There’s also a cultural layer worth pulling apart. Arcade shooters historically thrived on local competition—friends standing shoulder to shoulder, trying to last longer on a single credit, bragging about high scores scribbled in notebooks. Fish games, especially in digital gambling form, reframe that competition into leaderboards of winnings. It’s less about who survived the longest or cleared the hardest stage, and more about who had the most profitable spin of the wheel disguised as a cannon shot. For designers thinking about social play, it’s a reminder that what people brag about shapes the community around the game. If your players leave with stories of narrow escapes and shared victories, you’re building one type of culture. If they leave with screenshots of payouts, that’s another.

A point that shouldn’t be missed is the role of audiovisual feedback. Traditional shooters rely on tight sound design and visual clarity. Every explosion, every enemy pattern, is tuned to keep the player in flow without overwhelming the senses. Fish games crank the dials to neon levels. Bright colors flash, coins jingle, and animations splash across the screen with the subtlety of a slot machine. The reward isn’t just the credit balance ticking up; it’s the dopamine hit from the spectacle itself. Designers who want to capture attention can learn from that intensity, but also need to ask how much is too much. Too much noise can make a game exhausting rather than immersive.

Then there’s longevity. Shooters that endure, from classics like Galaga to modern indie entries, tend to offer depth that rewards practice. They become hobbies, not just diversions. Fish games don’t really pretend to offer that kind of depth. Their longevity comes from the gambling element: people return not to improve, but because the chance of reward is still dangling. That difference should make designers wary. Depth keeps players invested for years; shallow chance-based loops can burn them out or worse, leave them frustrated. The sustainable model, historically, has been games that respect both time and skill.

If there’s a crossover lesson, it’s in how both genres manipulate anticipation. Shooters build it with design, enemy waves, difficulty spikes, and boss fights. Fish games build it with probability. Maybe the big one swims by this round, maybe not. Both models show how humans are wired to chase anticipation and resolution, but one favors skill expression while the other leans into chance. A thoughtful designer can take pieces of both, blending luck-driven excitement with skill-based reward in ways that feel fair and engaging. That’s where games like roguelikes have found their sweet spot: randomness creates suspense, but mastery still matters.

Shooter design reminds us of the joy in skill, endurance, and progression through challenge. Fish games show how powerful immediate gratification and chance can be. Both shine a light on the different ways designers can keep players locked in, whether through mastery or through the steady lure of probability.

But the bigger lesson is how quickly entire genres can shift when business incentives take over. We’re seeing it now with cozy games. What started as heartfelt projects about small joys, farming, decorating, and existing in slower spaces is being swallowed up by publishers who treat the style like another monetizable trend.
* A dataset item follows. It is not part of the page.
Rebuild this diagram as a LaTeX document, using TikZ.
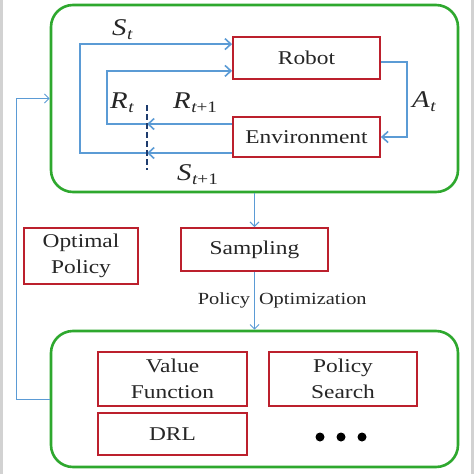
\documentclass[tikz,border=0pt]{standalone}
\usepackage{fontspec}
\setmainfont[FakeStretch=1.2]{Liberation Serif}
\usetikzlibrary{arrows.meta}
\definecolor{grn}{RGB}{46,168,46}
\definecolor{rd}{RGB}{188,32,45}
\definecolor{bl}{RGB}{91,155,213}
\definecolor{dbl}{RGB}{30,60,110}
\newcommand\lsub[1]{\kern0.5pt\raisebox{-4pt}{\fontsize{16}{16}\selectfont #1}}
\begin{document}
\begin{tikzpicture}[x=1pt,y=-1pt,
  group/.style={draw=grn,line width=2.6pt,rounded corners=22pt,inner sep=0pt},
  box/.style={draw=rd,line width=1.8pt,inner sep=0pt,align=center,text=black!85,
    font=\fontsize{19.5}{26}\selectfont},
  flow/.style={draw=bl,line width=1.6pt,-{Straight Barb[length=6pt,width=11pt,line width=1.6pt]}},
  thinflow/.style={draw=bl,line width=1pt,-{Straight Barb[length=4.5pt,width=9pt,line width=1pt]}},
  lab/.style={font=\fontsize{24}{24}\selectfont\itshape,inner sep=0pt,anchor=base west,text=black!85},
  plab/.style={font=\fontsize{17}{17}\selectfont,inner sep=4pt,text=black!85}
]
\fill[white] (0,0) rectangle (474,474);
\fill[gray!35] (0,0) rectangle (3,474);
\fill[gray!35] (471,0) rectangle (474,474);
\useasboundingbox (0,0) rectangle (474,474);

% groups
\node[group,minimum width=407pt,minimum height=187pt] (top) at (254.5,98.5) {};
\node[group,minimum width=407pt,minimum height=136pt] (bot) at (254.5,399) {};

% boxes
\node[box,minimum width=147pt,minimum height=42pt] (robot) at (306.5,58) {Robot};
\node[box,minimum width=147pt,minimum height=40pt] (env) at (306.5,137) {Environment};
\node[box,minimum width=147pt,minimum height=43pt] (samp) at (254.5,249.5) {Sampling};
\node[box,minimum width=114pt,minimum height=56pt] (opt) at (81,256) {Optimal\\Policy};
\node[box,minimum width=149pt,minimum height=54pt] (vf) at (172.5,379) {Value\\Function};
\node[box,minimum width=148pt,minimum height=54pt] (ps) at (343,379) {Policy\\Search};
\node[box,minimum width=149pt,minimum height=42pt] (drl) at (172.5,434) {DRL};

% dots
\node[circle,fill=black,inner sep=0pt,minimum size=9pt] (d1) at (320,437) {};
\node[circle,fill=black,inner sep=0pt,minimum size=9pt] (d2) at (341,437) {};
\node[circle,fill=black,inner sep=0pt,minimum size=9pt] (d3) at (362,437) {};

% junction points on the dashed line
\coordinate (sj) at (147,153);
\coordinate (rj) at (147,124);
\coordinate (sl) at (80,153);
\coordinate (rl) at (107,124);
\coordinate (dtop) at (147,105);
\coordinate (dbot) at (147,170);
\coordinate (fb) at (16,399);

% loops
\draw[flow] (sj) -- (sl) |- ([yshift=-8pt]robot.north west);
\draw[flow] (rj) -- (rl) |- ([yshift=9pt]robot.south west);
\draw[flow] (env.west |- sj) -- (sj);
\draw[flow] (env.west |- rj) -- (rj);
\draw[flow] ([yshift=-4pt]robot.east) -- ++(26,0) |- (env.east);
\draw[dbl,line width=1.6pt,dash pattern=on 6pt off 3pt] (dtop) -- (dbot);

% flow between groups
\draw[thinflow] (top.south) -- (samp.north);
\draw[thinflow] (samp.south) -- node[plab,left]{Policy} node[plab,right]{Optimization} (bot.north);
\draw[thinflow] (bot.west) -- (fb) |- (top.west);

% labels
\node[lab] (lst) at (112,35) {S\lsub{t}};
\node[lab] (lrt) at (110,108) {R\lsub{t}};
\node[lab] (lrt1) at (173,108) {R\lsub{t\upshape +1}};
\node[lab] (lst1) at (177,180) {S\lsub{t\upshape +1}};
\node[lab] (lat) at (412,107) {A\lsub{t}};
\end{tikzpicture}
\end{document}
The surfaces look the same, but the pacing, progression, and reward loops feel engineered to keep players grinding instead of letting them breathe. It’s not so different from fish-hunting titles crossing into gambling: once the core appeal gets rewired around profit, the soul of the genre starts to slip. For designers who care about authenticity, the challenge is protecting what made these games resonate in the first place, even as bigger companies rush in.